James Barry RA (11 October 1741 – 22 February 1806) was an Irish painter, best remembered for his six-part series of paintings entitled The Progress of Human Culture in the Great Room of the Royal Society of Arts in London. Because of his determination to create art according to his own principles rather than those of his patrons, he is also noted for being one of the earliest romantic painters working in Britain, though as an artist few rated him highly until the fully comprehensive 1983 exhibition at the Tate Gallery led to a reassessment of this "notoriously belligerent personality", who emerges as one of the most important Irish Neoclassical artists. He was also a profound influence on William Blake.

James Barry was born in Water Lane (now Seminary Road) on the northside of Cork, Ireland on 11 October 1741. His father had been a builder, and, at one time of his life, a coasting trader between England and Ireland. Barry actually made several voyages as a boy, but convinced his father to let him study drawing and art. He first studied painting under local artist John Butts. At the schools in Cork to which he was sent he was regarded as a prodigy. About the age of seventeen he first attempted oil painting, and between that and the age of twenty-two, when he first went to Dublin, he produced several large pictures, which decorated his father's house, such as Aeneas escaping with his Family from the Flames of Troy, Susanna and the Elders and Daniel in the Lions' Den".

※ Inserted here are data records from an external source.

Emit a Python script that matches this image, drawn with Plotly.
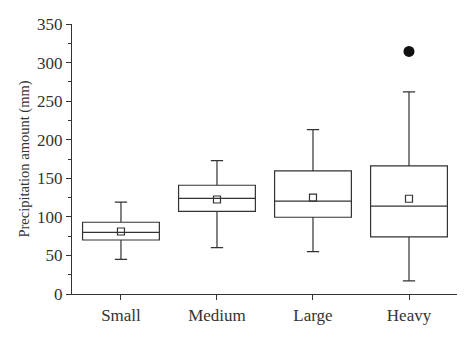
import plotly.graph_objects as go

categories = ["Small", "Medium", "Large", "Heavy"]
q1 = [70, 107, 99.5, 74]
median = [80, 124, 120.5, 114]
q3 = [93, 141, 159.5, 166]
lower = [45, 60, 55, 17]
upper = [119, 173, 213, 262]
means = [81, 122.5, 125, 123.5]
outlier_cat = ["Heavy"]
outlier_val = [314.5]

fig = go.Figure()
fig.add_trace(go.Box(
    x=categories, q1=q1, median=median, q3=q3,
    lowerfence=lower, upperfence=upper,
    width=0.8, whiskerwidth=0.16,
    fillcolor="white", line=dict(color="#333333", width=1.2),
    boxpoints=False, showlegend=False, hoverinfo="skip",
))
fig.add_trace(go.Scatter(
    x=categories, y=means, mode="markers",
    marker=dict(symbol="square-open", size=7, color="#333333", line=dict(width=1.2)),
    showlegend=False,
))
fig.add_trace(go.Scatter(
    x=outlier_cat, y=outlier_val, mode="markers",
    marker=dict(symbol="circle", size=11, color="#111111"),
    showlegend=False,
))

font_family = "Liberation Serif"
fig.update_layout(
    width=474, height=339,
    margin=dict(l=72, r=17, t=24, b=45),
    plot_bgcolor="white", paper_bgcolor="white",
    font=dict(family=font_family, size=17, color="#333333"),
)
fig.update_xaxes(
    type="category", range=[-0.51, 3.5],
    showline=True, linecolor="#333333", linewidth=1.2,
    ticks="outside", ticklen=5, tickcolor="#333333",
    showgrid=False, zeroline=False,
    tickfont=dict(family=font_family, size=17),
)
fig.update_yaxes(
    range=[0, 350], dtick=50,
    showline=True, linecolor="#333333", linewidth=1.2,
    ticks="outside", ticklen=5, tickcolor="#333333",
    minor=dict(dtick=25, ticks="outside", ticklen=3, tickcolor="#333333"),
    showgrid=False, zeroline=False,
    title=dict(text="Precipitation amount (mm)", font=dict(family=font_family, size=14.5), standoff=3),
    tickfont=dict(family=font_family, size=17),
)
fig.write_html("out.html")
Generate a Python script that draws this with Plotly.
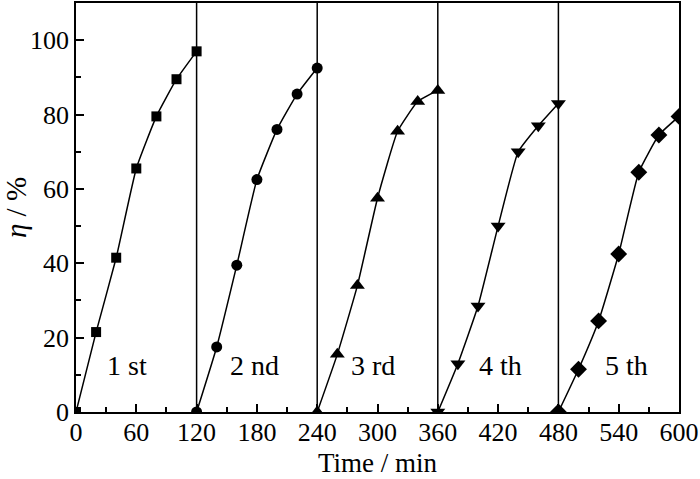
import plotly.graph_objects as go

# Data
time_1 = [0, 20, 40, 60, 80, 100, 120]
eta_1 = [0, 21.5, 41.5, 65.5, 79.5, 89.5, 97]
time_2 = [120, 140, 160, 180, 200, 220, 240]
eta_2 = [0, 17.5, 39.5, 62.5, 76, 85.5, 92.5]
time_3 = [240, 260, 280, 300, 320, 340, 360]
eta_3 = [0, 15.5, 34, 57.5, 75.5, 83.5, 86.5]
time_4 = [360, 380, 400, 420, 440, 460, 480]
eta_4 = [0, 13, 28.5, 50, 70, 77, 83]
time_5 = [480, 500, 520, 540, 560, 580, 600]
eta_5 = [0, 11.5, 24.5, 42.5, 64.5, 74.5, 79.5]

cycle_bounds = [120, 240, 360, 480]
cycle_labels = ["1 st", "2 nd", "3 rd", "4 th", "5 th"]
label_x = [51, 178, 296, 422, 548]
label_y = [12.5, 12.5, 12.5, 12.5, 12.5]
x_ticks = [0, 60, 120, 180, 240, 300, 360, 420, 480, 540, 600]
y_ticks = [0, 20, 40, 60, 80, 100]
x_title = "Time / min"
y_title = "<i>η</i> / %"

series = [
    (time_1, eta_1, "square", 10),
    (time_2, eta_2, "circle", 11),
    (time_3, eta_3, "triangle-up", 13),
    (time_4, eta_4, "triangle-down", 13),
    (time_5, eta_5, "diamond", 13),
]

FONT = "Liberation Serif"

fig = go.Figure()
for xs, ys, sym, sz in series:
    fig.add_trace(go.Scatter(
        x=xs, y=ys, mode="lines+markers",
        line=dict(color="black", width=1.5, shape="spline", smoothing=0.4),
        marker=dict(symbol=sym, size=sz, color="black"),
        showlegend=False,
    ))

for b in cycle_bounds:
    fig.add_shape(type="line", xref="x", yref="paper", x0=b, x1=b, y0=0, y1=1,
                  line=dict(color="black", width=1.5))

for lx, ly, t in zip(label_x, label_y, cycle_labels):
    fig.add_annotation(x=lx, y=ly, text=t, showarrow=False,
                       font=dict(family=FONT, size=28, color="black"))

# x-axis title placed below the tick labels, flush with the bottom edge
fig.add_annotation(x=0.5, y=0, xref="paper", yref="paper", yanchor="bottom",
                   yshift=-67, text=x_title, showarrow=False, borderpad=0,
                   font=dict(family=FONT, size=27, color="black"))

axis_common = dict(
    showline=True, linecolor="black", linewidth=1.5, mirror=True,
    ticks="inside", ticklen=8, tickwidth=1.5, tickcolor="black",
    showgrid=False, zeroline=False,
    tickfont=dict(family=FONT, size=26, color="black"),
)

fig.update_xaxes(range=[0, 600], tickvals=x_ticks, ticklabelstandoff=-4,
                 minor=dict(dtick=30, ticks="inside", ticklen=5, tickwidth=1.5, tickcolor="black"),
                 **axis_common)
fig.update_yaxes(range=[0, 110], tickvals=y_ticks,
                 minor=dict(dtick=10, ticks="inside", ticklen=5, tickwidth=1.5, tickcolor="black"),
                 title=dict(text=y_title, font=dict(family=FONT, size=29, color="black")),
                 **axis_common)

fig.update_layout(
    width=700, height=479,
    margin=dict(l=76, r=21, t=3, b=67, autoexpand=False),
    plot_bgcolor="white", paper_bgcolor="white",
)

fig.write_html("out.html", config={"displayModeBar": False},
               post_script="document.body.style.margin='0';")
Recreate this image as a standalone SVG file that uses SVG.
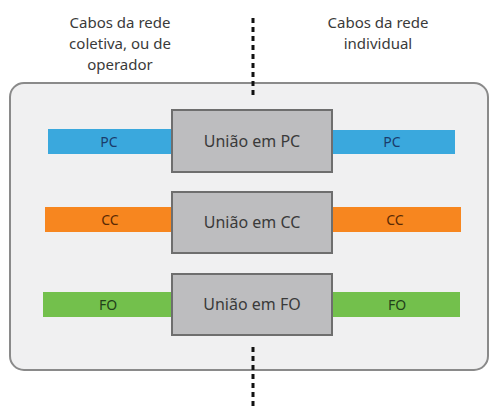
<svg xmlns="http://www.w3.org/2000/svg" width="489" height="408" viewBox="0 0 489 408">
<style>
text{font-family:"Noto Sans","Liberation Sans",sans-serif;text-anchor:middle}
.hdr{font-size:15px;fill:#3a3a3a}
.box{fill:#bdbdbf;stroke:#6e6e6e;stroke-width:2}
.btxt{font-size:16px;fill:#3a3a3a}
.bar{font-size:14px}
.div{stroke:#111;stroke-width:3;stroke-dasharray:5 4;fill:none}
</style>
<rect width="489" height="408" fill="#fff"/>
<g id="container">
<rect x="10" y="83" width="478" height="287" rx="14" ry="14" fill="#f0f0f1" stroke="#8a8a8a" stroke-width="2"/>
</g>
<g id="headers">
<text class="hdr" x="120" y="28">Cabos da rede</text>
<text class="hdr" x="120" y="49">coletiva, ou de</text>
<text class="hdr" x="120" y="70">operador</text>
<text class="hdr" x="378" y="28">Cabos da rede</text>
<text class="hdr" x="378" y="49">individual</text>
</g>
<g id="connectors">
<line class="div" x1="253" y1="18" x2="253" y2="97"/>
<line class="div" x1="253" y1="347" x2="253" y2="408"/>
</g>
<g id="pc-left"><rect x="48" y="129" width="126" height="25" fill="#3aa8dd"/><text class="bar" x="109" y="147" fill="#1b3b6b">PC</text></g>
<g id="pc-right"><rect x="330" y="130" width="125" height="24" fill="#3aa8dd"/><text class="bar" x="392" y="147" fill="#1b3b6b">PC</text></g>
<g id="cc-left"><rect x="45" y="207" width="129" height="25" fill="#f7861f"/><text class="bar" x="110" y="225" fill="#5a2a05">CC</text></g>
<g id="cc-right"><rect x="330" y="207" width="131" height="25" fill="#f7861f"/><text class="bar" x="395" y="225" fill="#5a2a05">CC</text></g>
<g id="fo-left"><rect x="43" y="292" width="131" height="25" fill="#73c04c"/><text class="bar" x="108" y="310" fill="#22401a">FO</text></g>
<g id="fo-right"><rect x="330" y="292" width="130" height="25" fill="#73c04c"/><text class="bar" x="397" y="310" fill="#22401a">FO</text></g>
<g id="uniao-pc"><rect class="box" x="172" y="110" width="160" height="62"/><text class="btxt" x="252" y="147">União em PC</text></g>
<g id="uniao-cc"><rect class="box" x="172" y="192" width="160" height="61"/><text class="btxt" x="252" y="228">União em CC</text></g>
<g id="uniao-fo"><rect class="box" x="172" y="274" width="160" height="61"/><text class="btxt" x="252" y="310">União em FO</text></g>
</svg>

The painting that first brought him into public notice, and gained him the acquaintance and patronage of Edmund Burke, was founded on an old tradition of the landing of St Patrick on the sea-coast of Cashel, (this is a mistake reproduced from another source, Cashel is an inland town far from the sea) and of the conversion and Baptism of the King of Cashel It was exhibited in London in 1762 or 1763 and rediscovered in the 1980s, in unexhibitable condition.